Robert Nelson

Personal information
- Full name: Robert Prynne Nelson
- Born: 7 August 1912 Fulham, London, England
- Died: 29 October 1940 (aged 28) Deal, Kent, England
- Batting: Left-handed
- Bowling: Slow left-arm orthodox
- Role: All-rounder

Domestic team information
- 1931–1934: Hertfordshire
- 1932–1933: Middlesex
- 1934–1936: Cambridge University
- 1937–1939: Northamptonshire

Career statistics
| Competition | First-class |
| Matches | 77 |
| Runs scored | 3,394 |
| Batting average | 27.37 |
| 100s/50s | 2/24 |
| Top score | 123* |
| Balls bowled | 5,367 |
| Wickets | 62 |
| Bowling average | 35.61 |
| 5 wickets in innings | 0 |
| 10 wickets in match | 0 |
| Best bowling | 3/7 |
| Catches/stumpings | 34/– |
- Source: CricketArchive, 6 August 2025

= Robert Nelson (cricketer, born 1912) =

English cricketer

Robert Prynne Nelson (7 August 1912 – 29 October 1940) was an English cricketer active from 1931 to 1939 who played for Middlesex and Northamptonshire. He was Northants club captain in the 1938 and 1939 seasons. He appeared in 77 first-class matches as a left-handed batsman who bowled left-arm orthodox spin. He scored 3,394 runs with a highest score of 123 not out, one of two centuries, and took 62 wickets with a best performance of three for 7.

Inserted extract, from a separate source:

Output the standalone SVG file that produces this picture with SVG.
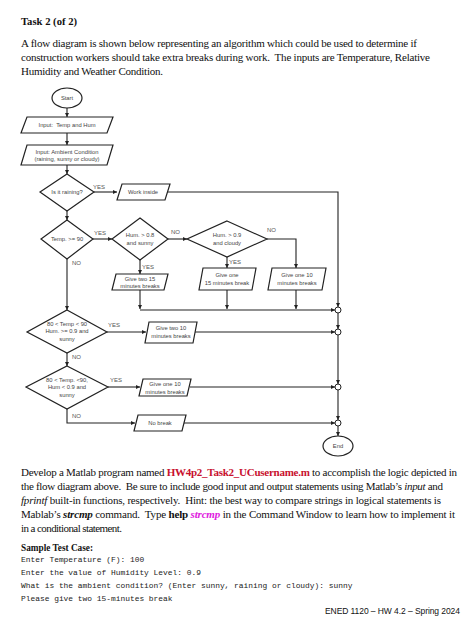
<svg xmlns="http://www.w3.org/2000/svg" width="474" height="619" viewBox="0 0 474 619">
<defs>
<marker id="ah" viewBox="0 0 10 10" refX="10" refY="5" markerWidth="4" markerHeight="4" orient="auto" markerUnits="userSpaceOnUse">
<path d="M0,0 L10,5 L0,10 z" fill="#222"/>
</marker>
<style>
.doc{font-family:"Liberation Serif","Times New Roman",serif;font-size:11px;fill:#111}
.b{font-weight:bold}
.i{font-style:italic}
.red{fill:#c8102e;font-weight:bold}
.mag{fill:#e020e0;font-weight:bold;font-style:italic}
.mono{font-family:"Liberation Mono","Courier New",monospace;font-size:7.9px;fill:#222}
.foot{font-family:"Liberation Sans",Arial,sans-serif;font-size:8.5px;fill:#111}
.shape{fill:#fff;stroke:#222;stroke-width:1.2}
.nt{font-family:"Liberation Sans",Arial,sans-serif;font-size:5.8px;fill:#444;text-anchor:middle}
.lb{font-family:"Liberation Sans",Arial,sans-serif;font-size:6px;fill:#555}
.cn{fill:none;stroke:#222;stroke-width:1.1}
.jn{fill:#fff;stroke:#222;stroke-width:1}
</style>
</defs>
<rect width="474" height="619" fill="#fff"/>

<text class="doc b" x="21" y="25" textLength="56" lengthAdjust="spacingAndGlyphs">Task 2 (of 2)</text>
<text class="doc" x="21" y="47" textLength="396">A flow diagram is shown below representing an algorithm which could be used to determine if</text>
<text class="doc" x="21" y="61" textLength="409" xml:space="preserve">construction workers should take extra breaks during work.  The inputs are Temperature, Relative</text>
<text class="doc" x="21" y="75" textLength="142">Humidity and Weather Condition.</text>

<g id="connectors">
<path class="cn" d="M67,108 V117" marker-end="url(#ah)"/>
<path class="cn" d="M67,133 V145" marker-end="url(#ah)"/>
<path class="cn" d="M67,165 V174" marker-end="url(#ah)"/>
<path class="cn" d="M94,192 H117" marker-end="url(#ah)"/>
<path class="cn" d="M168,192 H338 V307" marker-end="url(#ah)"/>
<path class="cn" d="M67,211 V220" marker-end="url(#ah)"/>
<path class="cn" d="M93,239 H112" marker-end="url(#ah)"/>
<path class="cn" d="M168,239 H187" marker-end="url(#ah)"/>
<path class="cn" d="M267,239 H296 V268" marker-end="url(#ah)"/>
<path class="cn" d="M227,257 V268" marker-end="url(#ah)"/>
<path class="cn" d="M140,260 V274" marker-end="url(#ah)"/>
<path class="cn" d="M140,290 V309" marker-end="url(#ah)"/>
<path class="cn" d="M227,290 V309" marker-end="url(#ah)"/>
<path class="cn" d="M296,290 V309" marker-end="url(#ah)"/>
<path class="cn" d="M140,310 H335" marker-end="url(#ah)"/>
<path class="cn" d="M338,313 V329" marker-end="url(#ah)"/>
<path class="cn" d="M338,335 V384" marker-end="url(#ah)"/>
<path class="cn" d="M338,390 V420" marker-end="url(#ah)"/>
<path class="cn" d="M338,426 V436" marker-end="url(#ah)"/>
<path class="cn" d="M67,259 V310" marker-end="url(#ah)"/>
<path class="cn" d="M107,332 H146" marker-end="url(#ah)"/>
<path class="cn" d="M195,332 H335" marker-end="url(#ah)"/>
<path class="cn" d="M67,353 V366" marker-end="url(#ah)"/>
<path class="cn" d="M108,387 H140" marker-end="url(#ah)"/>
<path class="cn" d="M190,387 H335" marker-end="url(#ah)"/>
<path class="cn" d="M67,409 V423 H135" marker-end="url(#ah)"/>
<path class="cn" d="M184,423 H335" marker-end="url(#ah)"/>
<text class="lb" x="93" y="189">YES</text>
<text class="lb" x="94" y="235">YES</text>
<text class="lb" x="171" y="234">NO</text>
<text class="lb" x="267" y="232">NO</text>
<text class="lb" x="229" y="264">YES</text>
<text class="lb" x="142" y="269">YES</text>
<text class="lb" x="72" y="265">NO</text>
<text class="lb" x="108" y="327">YES</text>
<text class="lb" x="72" y="359">NO</text>
<text class="lb" x="110" y="382">YES</text>
<text class="lb" x="72" y="418">NO</text>
</g>

<g id="start"><ellipse class="shape" cx="67" cy="98" rx="15" ry="10"/><text class="nt" x="67" y="100">Start</text></g>
<g id="input1"><polygon class="shape" points="27,117 113,117 107,133 21,133"/><text class="nt" x="67" y="127" xml:space="preserve">Input:  Temp and Hum</text></g>
<g id="input2"><polygon class="shape" points="27,145 113,145 107,165 21,165"/><text class="nt" x="67" y="154">Input: Ambient Condition</text><text class="nt" x="67" y="161">(raining, sunny or cloudy)</text></g>
<g id="raining"><polygon class="shape" points="67,174 94,192 67,211 40,192"/><text class="nt" x="67" y="194">Is it raining?</text></g>
<g id="workinside"><polygon class="shape" points="122,184 170,184 165,200 117,200"/><text class="nt" x="143" y="194">Work inside</text></g>
<g id="temp90"><polygon class="shape" points="67,220 93,239 67,259 41,239"/><text class="nt" x="67" y="241">Temp. &gt;= 90</text></g>
<g id="hum08"><polygon class="shape" points="140,218 168,239 140,260 112,239"/><text class="nt" x="140" y="237">Hum. &gt; 0.8</text><text class="nt" x="140" y="245">and sunny</text></g>
<g id="hum09"><polygon class="shape" points="227,221 267,239 227,257 187,239"/><text class="nt" x="227" y="237">Hum. &gt; 0.9</text><text class="nt" x="227" y="245">and cloudy</text></g>
<g id="two15"><polygon class="shape" points="116,274 168,274 164,290 112,290"/><text class="nt" x="140" y="281">Give two 15</text><text class="nt" x="140" y="288">minutes breaks</text></g>
<g id="one15"><polygon class="shape" points="203,268 256,268 252,290 199,290"/><text class="nt" x="227" y="277">Give one</text><text class="nt" x="227" y="285">15 minutes break</text></g>
<g id="one10a"><polygon class="shape" points="272,268 326,268 322,290 268,290"/><text class="nt" x="297" y="277">Give one 10</text><text class="nt" x="297" y="285">minutes breaks</text></g>
<g id="cond1"><polygon class="shape" points="67,310 107,332 67,353 27,332"/><text class="nt" x="67" y="326">80 &lt; Temp &lt; 90</text><text class="nt" x="67" y="333">Hum. &gt;= 0.9 and</text><text class="nt" x="67" y="341">sunny</text></g>
<g id="two10"><polygon class="shape" points="149,322 197,322 193,343 145,343"/><text class="nt" x="171" y="330">Give two 10</text><text class="nt" x="171" y="338">minutes breaks</text></g>
<g id="cond2"><polygon class="shape" points="67,366 108,387 67,409 26,387"/><text class="nt" x="67" y="382">80 &lt; Temp. &lt;90,</text><text class="nt" x="67" y="389">Hum &lt; 0.9 and</text><text class="nt" x="67" y="397">sunny</text></g>
<g id="one10b"><polygon class="shape" points="143,379 191,379 187,396 139,396"/><text class="nt" x="165" y="386">Give one 10</text><text class="nt" x="165" y="394">minutes breaks</text></g>
<g id="nobreak"><polygon class="shape" points="138,415 186,415 182,431 134,431"/><text class="nt" x="160" y="425">No break</text></g>
<g id="j1"><circle class="jn" cx="338" cy="310" r="3"/></g>
<g id="j2"><circle class="jn" cx="338" cy="332" r="3"/></g>
<g id="j3"><circle class="jn" cx="338" cy="387" r="3"/></g>
<g id="j4"><circle class="jn" cx="338" cy="423" r="3"/></g>
<g id="end"><ellipse class="shape" cx="338" cy="446" rx="15" ry="10"/><text class="nt" x="338" y="448">End</text></g>

<text class="doc" x="21" y="476" textLength="436">Develop a Matlab program named <tspan class="red">HW4p2_Task2_UCusername.m</tspan> to accomplish the logic depicted in</text>
<text class="doc" x="21" y="490" textLength="422" xml:space="preserve">the flow diagram above.  Be sure to include good input and output statements using Matlab’s <tspan class="i">input</tspan> and</text>
<text class="doc" x="21" y="504" textLength="420" xml:space="preserve"><tspan class="i">fprintf</tspan> built-in functions, respectively.  Hint: the best way to compare strings in logical statements is</text>
<text class="doc" x="21" y="518" textLength="434" xml:space="preserve">Mablab’s <tspan class="b i">strcmp</tspan> command.  Type <tspan class="b">help</tspan> <tspan class="mag">strcmp</tspan> in the Command Window to learn how to implement it</text>
<text class="doc" x="21" y="532" textLength="101">in a conditional statement.</text>

<text class="doc b" x="21" y="551" textLength="72" lengthAdjust="spacingAndGlyphs">Sample Test Case:</text>
<text class="mono" x="21" y="562">Enter Temperature (F): 100</text>
<text class="mono" x="21" y="575">Enter the value of Humidity Level: 0.9</text>
<text class="mono" x="21" y="588">What is the ambient condition? (Enter sunny, raining or cloudy): sunny</text>
<text class="mono" x="21" y="601">Please give two 15-minutes break</text>
<text class="foot" x="325" y="614" textLength="135">ENED 1120 – HW 4.2 – Spring 2024</text>
</svg>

Nelson was born at Fulham, London, son of Robert and Mary Susanna Nelson who later moved to Harpenden, Hertfordshire, and graduated as B.A. from Cambridge University, where he played for its cricket club from 1934 to 1936.

During the Second World War, Nelson was a Second Lieutenant in the Royal Marines. He died when the barracks at Deal, where he was serving, were hit by a bomb dropped from an Italian Fiat BR.20 bomber, part of a squadron sent to attack military installations around the Kent coast. He was 28. His gravestone in the military section of Deal Cemetery records that he was "a lover of cricket [and] he maintained in his life the spirit of the game".